INNOVATION
PFASuiki destroys PFAS on-site at an Italian landfill as EU regulations close off Europe's containment-only options
3 Jun 2026

Conventional wisdom about PFAS treatment has rested on a quiet fiction: that capturing the compounds amounts to the same thing as eliminating them. Granular activated carbon and ion exchange resins dominate European procurement. Neither destroys PFAS. Both shift the problem elsewhere, into spent media or brine concentrate, awaiting disposal that someone else must arrange.

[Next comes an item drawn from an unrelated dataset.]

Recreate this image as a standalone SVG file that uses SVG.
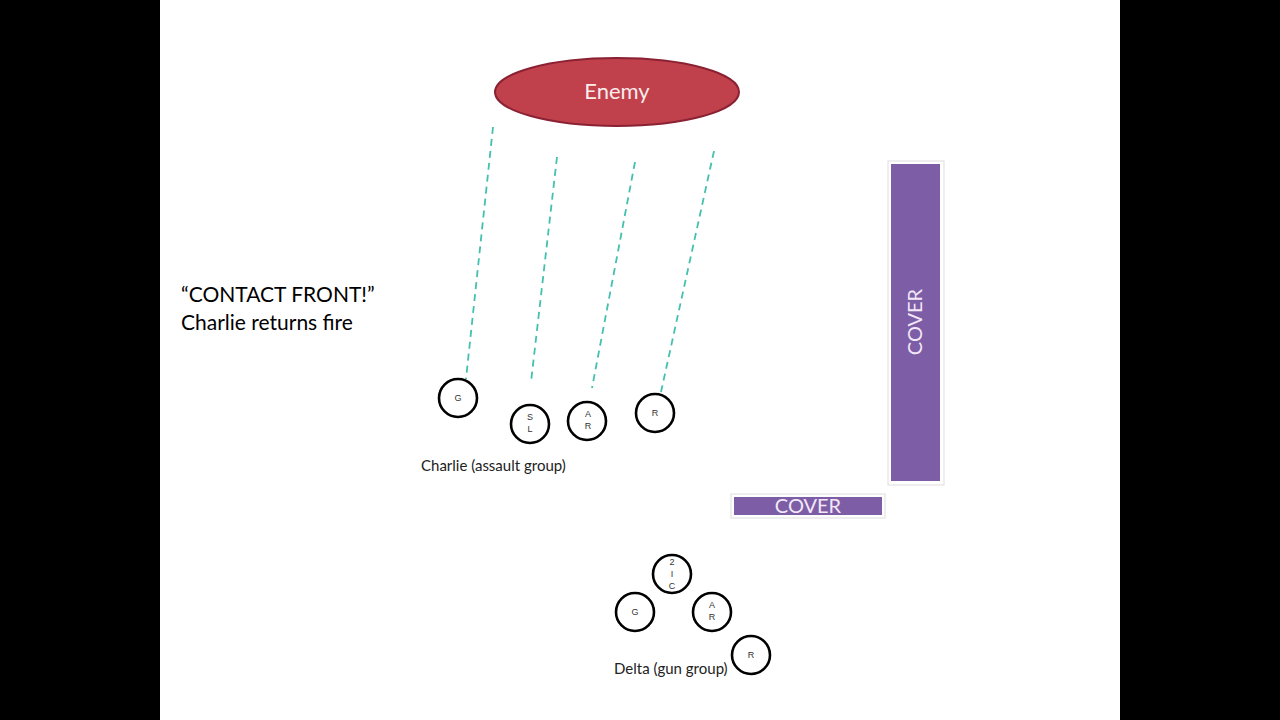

PFASuiki, a Munich startup spun from electronics company TDK, is betting that the fiction can no longer hold. Deployed at an Italian landfill, its electrochemical oxidation system applied electrical current through precision-engineered electrodes to break the carbon-fluorine bonds that make PFAS compounds persistent. Testing took place not in laboratory conditions but in raw leachate, a matrix defined by mixed compound types, heavy organic load, elevated salinity, and competing ions that routinely defeat filtration methods. Results published in mid-May 2026 reported high destruction rates across multiple PFAS species simultaneously, with no chemical additives and no secondary waste stream.
The legal backdrop gives the technical claim its urgency. EU Drinking Water Directive limits came into force on January 12, 2026. Broader discharge rules under the revised Municipal Wastewater Directive are set for national transposition by mid-2027. Disposal capacity for PFAS-concentrated waste is shrinking across the continent as acceptance criteria tighten and gate fees rise.
Operators relying on off-site management face a closing window. PFASuiki's modular design adjusts current density, flow rate, and residence time to site-specific conditions, removing the need to modify the process for individual compound types.
Gaps remain. Validation across a wider range of organic loads, flow volumes, and European site conditions is still needed before large-scale deployment can be planned with confidence. The Italian results are promising. They are not, yet, conclusive.
Backed by TDK's materials science and an expanding engineering team, PFASuiki is recruiting industrial and landfill partners for a structured 2026 pilot programme across Europe. Founded as an internal TDK initiative in 2023 and formally spun out in July 2025, the company targets multi-site presence in Europe within five years. For utilities still banking on containment alone, time is the scarcer resource.